### Given instruction
Extract every line below, verbatim.

[Begin Raw data]

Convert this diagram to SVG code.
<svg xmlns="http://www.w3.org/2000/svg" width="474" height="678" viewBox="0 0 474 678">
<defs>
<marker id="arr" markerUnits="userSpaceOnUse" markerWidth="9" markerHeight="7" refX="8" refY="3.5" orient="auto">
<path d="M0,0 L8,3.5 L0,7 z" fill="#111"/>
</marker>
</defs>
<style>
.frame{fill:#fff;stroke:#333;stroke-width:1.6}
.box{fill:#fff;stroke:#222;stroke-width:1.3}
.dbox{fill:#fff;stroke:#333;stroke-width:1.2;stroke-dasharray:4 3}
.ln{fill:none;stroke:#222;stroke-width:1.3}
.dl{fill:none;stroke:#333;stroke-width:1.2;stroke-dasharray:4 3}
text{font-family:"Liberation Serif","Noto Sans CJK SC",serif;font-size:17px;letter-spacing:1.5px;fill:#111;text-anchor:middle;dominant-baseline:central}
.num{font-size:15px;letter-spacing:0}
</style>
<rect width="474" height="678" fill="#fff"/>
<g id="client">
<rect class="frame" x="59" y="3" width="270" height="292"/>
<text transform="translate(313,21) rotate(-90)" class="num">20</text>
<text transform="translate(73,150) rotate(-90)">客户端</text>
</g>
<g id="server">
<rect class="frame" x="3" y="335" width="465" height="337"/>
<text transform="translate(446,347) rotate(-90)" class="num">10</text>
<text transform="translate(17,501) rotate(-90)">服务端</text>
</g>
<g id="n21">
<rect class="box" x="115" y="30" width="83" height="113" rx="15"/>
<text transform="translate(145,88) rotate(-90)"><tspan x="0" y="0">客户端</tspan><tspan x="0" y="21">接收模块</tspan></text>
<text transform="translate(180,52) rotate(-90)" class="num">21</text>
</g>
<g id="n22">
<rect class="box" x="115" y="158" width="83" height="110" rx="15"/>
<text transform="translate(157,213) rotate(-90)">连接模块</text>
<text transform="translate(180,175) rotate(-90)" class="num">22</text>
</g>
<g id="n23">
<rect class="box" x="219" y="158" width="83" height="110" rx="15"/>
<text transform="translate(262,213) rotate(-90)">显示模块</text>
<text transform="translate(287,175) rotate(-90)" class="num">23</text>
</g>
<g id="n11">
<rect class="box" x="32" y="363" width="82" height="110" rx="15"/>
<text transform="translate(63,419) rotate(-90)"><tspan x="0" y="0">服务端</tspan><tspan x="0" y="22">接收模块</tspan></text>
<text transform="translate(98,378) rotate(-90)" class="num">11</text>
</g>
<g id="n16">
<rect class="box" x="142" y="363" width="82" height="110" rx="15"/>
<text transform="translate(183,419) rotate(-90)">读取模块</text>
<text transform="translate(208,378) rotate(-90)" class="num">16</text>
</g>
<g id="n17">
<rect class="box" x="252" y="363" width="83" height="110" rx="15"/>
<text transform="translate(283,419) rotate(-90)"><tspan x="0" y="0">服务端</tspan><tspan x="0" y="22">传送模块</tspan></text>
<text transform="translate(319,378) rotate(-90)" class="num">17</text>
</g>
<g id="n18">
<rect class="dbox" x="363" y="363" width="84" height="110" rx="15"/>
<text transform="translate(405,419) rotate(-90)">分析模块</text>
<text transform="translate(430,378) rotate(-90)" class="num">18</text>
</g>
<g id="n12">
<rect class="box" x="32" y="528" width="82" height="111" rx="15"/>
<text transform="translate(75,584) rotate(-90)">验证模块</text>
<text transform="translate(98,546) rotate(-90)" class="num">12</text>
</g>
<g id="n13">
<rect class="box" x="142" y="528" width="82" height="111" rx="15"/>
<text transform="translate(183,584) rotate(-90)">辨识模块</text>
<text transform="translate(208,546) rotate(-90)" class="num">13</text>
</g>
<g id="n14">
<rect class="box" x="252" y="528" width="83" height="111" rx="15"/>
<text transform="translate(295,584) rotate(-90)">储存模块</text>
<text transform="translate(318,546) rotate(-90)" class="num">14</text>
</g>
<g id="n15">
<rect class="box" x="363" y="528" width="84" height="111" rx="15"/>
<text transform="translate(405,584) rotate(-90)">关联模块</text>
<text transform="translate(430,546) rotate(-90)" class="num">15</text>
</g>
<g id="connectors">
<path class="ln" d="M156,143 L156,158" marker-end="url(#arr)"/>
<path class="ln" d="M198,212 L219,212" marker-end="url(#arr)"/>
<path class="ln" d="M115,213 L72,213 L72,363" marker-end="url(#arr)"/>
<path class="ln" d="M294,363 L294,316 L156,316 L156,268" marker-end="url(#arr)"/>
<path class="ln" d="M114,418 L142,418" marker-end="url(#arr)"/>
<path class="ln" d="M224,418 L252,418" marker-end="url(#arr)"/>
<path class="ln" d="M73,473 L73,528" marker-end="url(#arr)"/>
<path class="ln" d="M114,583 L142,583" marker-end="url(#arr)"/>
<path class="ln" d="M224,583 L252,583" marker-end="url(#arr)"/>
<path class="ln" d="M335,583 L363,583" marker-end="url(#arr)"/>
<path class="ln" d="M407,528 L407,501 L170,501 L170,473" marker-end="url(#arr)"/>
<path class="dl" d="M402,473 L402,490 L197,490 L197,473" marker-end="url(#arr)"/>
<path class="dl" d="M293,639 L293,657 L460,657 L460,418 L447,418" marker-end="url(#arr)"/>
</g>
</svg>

[End Raw data]

### Output for this task
Convert this diagram to SVG code.
<svg xmlns="http://www.w3.org/2000/svg" width="474" height="678" viewBox="0 0 474 678">
<defs>
<marker id="arr" markerUnits="userSpaceOnUse" markerWidth="9" markerHeight="7" refX="8" refY="3.5" orient="auto">
<path d="M0,0 L8,3.5 L0,7 z" fill="#111"/>
</marker>
</defs>
<style>
.frame{fill:#fff;stroke:#333;stroke-width:1.6}
.box{fill:#fff;stroke:#222;stroke-width:1.3}
.dbox{fill:#fff;stroke:#333;stroke-width:1.2;stroke-dasharray:4 3}
.ln{fill:none;stroke:#222;stroke-width:1.3}
.dl{fill:none;stroke:#333;stroke-width:1.2;stroke-dasharray:4 3}
text{font-family:"Liberation Serif","Noto Sans CJK SC",serif;font-size:17px;letter-spacing:1.5px;fill:#111;text-anchor:middle;dominant-baseline:central}
.num{font-size:15px;letter-spacing:0}
</style>
<rect width="474" height="678" fill="#fff"/>
<g id="client">
<rect class="frame" x="59" y="3" width="270" height="292"/>
<text transform="translate(313,21) rotate(-90)" class="num">20</text>
<text transform="translate(73,150) rotate(-90)">客户端</text>
</g>
<g id="server">
<rect class="frame" x="3" y="335" width="465" height="337"/>
<text transform="translate(446,347) rotate(-90)" class="num">10</text>
<text transform="translate(17,501) rotate(-90)">服务端</text>
</g>
<g id="n21">
<rect class="box" x="115" y="30" width="83" height="113" rx="15"/>
<text transform="translate(145,88) rotate(-90)"><tspan x="0" y="0">客户端</tspan><tspan x="0" y="21">接收模块</tspan></text>
<text transform="translate(180,52) rotate(-90)" class="num">21</text>
</g>
<g id="n22">
<rect class="box" x="115" y="158" width="83" height="110" rx="15"/>
<text transform="translate(157,213) rotate(-90)">连接模块</text>
<text transform="translate(180,175) rotate(-90)" class="num">22</text>
</g>
<g id="n23">
<rect class="box" x="219" y="158" width="83" height="110" rx="15"/>
<text transform="translate(262,213) rotate(-90)">显示模块</text>
<text transform="translate(287,175) rotate(-90)" class="num">23</text>
</g>
<g id="n11">
<rect class="box" x="32" y="363" width="82" height="110" rx="15"/>
<text transform="translate(63,419) rotate(-90)"><tspan x="0" y="0">服务端</tspan><tspan x="0" y="22">接收模块</tspan></text>
<text transform="translate(98,378) rotate(-90)" class="num">11</text>
</g>
<g id="n16">
<rect class="box" x="142" y="363" width="82" height="110" rx="15"/>
<text transform="translate(183,419) rotate(-90)">读取模块</text>
<text transform="translate(208,378) rotate(-90)" class="num">16</text>
</g>
<g id="n17">
<rect class="box" x="252" y="363" width="83" height="110" rx="15"/>
<text transform="translate(283,419) rotate(-90)"><tspan x="0" y="0">服务端</tspan><tspan x="0" y="22">传送模块</tspan></text>
<text transform="translate(319,378) rotate(-90)" class="num">17</text>
</g>
<g id="n18">
<rect class="dbox" x="363" y="363" width="84" height="110" rx="15"/>
<text transform="translate(405,419) rotate(-90)">分析模块</text>
<text transform="translate(430,378) rotate(-90)" class="num">18</text>
</g>
<g id="n12">
<rect class="box" x="32" y="528" width="82" height="111" rx="15"/>
<text transform="translate(75,584) rotate(-90)">验证模块</text>
<text transform="translate(98,546) rotate(-90)" class="num">12</text>
</g>
<g id="n13">
<rect class="box" x="142" y="528" width="82" height="111" rx="15"/>
<text transform="translate(183,584) rotate(-90)">辨识模块</text>
<text transform="translate(208,546) rotate(-90)" class="num">13</text>
</g>
<g id="n14">
<rect class="box" x="252" y="528" width="83" height="111" rx="15"/>
<text transform="translate(295,584) rotate(-90)">储存模块</text>
<text transform="translate(318,546) rotate(-90)" class="num">14</text>
</g>
<g id="n15">
<rect class="box" x="363" y="528" width="84" height="111" rx="15"/>
<text transform="translate(405,584) rotate(-90)">关联模块</text>
<text transform="translate(430,546) rotate(-90)" class="num">15</text>
</g>
<g id="connectors">
<path class="ln" d="M156,143 L156,158" marker-end="url(#arr)"/>
<path class="ln" d="M198,212 L219,212" marker-end="url(#arr)"/>
<path class="ln" d="M115,213 L72,213 L72,363" marker-end="url(#arr)"/>
<path class="ln" d="M294,363 L294,316 L156,316 L156,268" marker-end="url(#arr)"/>
<path class="ln" d="M114,418 L142,418" marker-end="url(#arr)"/>
<path class="ln" d="M224,418 L252,418" marker-end="url(#arr)"/>
<path class="ln" d="M73,473 L73,528" marker-end="url(#arr)"/>
<path class="ln" d="M114,583 L142,583" marker-end="url(#arr)"/>
<path class="ln" d="M224,583 L252,583" marker-end="url(#arr)"/>
<path class="ln" d="M335,583 L363,583" marker-end="url(#arr)"/>
<path class="ln" d="M407,528 L407,501 L170,501 L170,473" marker-end="url(#arr)"/>
<path class="dl" d="M402,473 L402,490 L197,490 L197,473" marker-end="url(#arr)"/>
<path class="dl" d="M293,639 L293,657 L460,657 L460,418 L447,418" marker-end="url(#arr)"/>
</g>
</svg>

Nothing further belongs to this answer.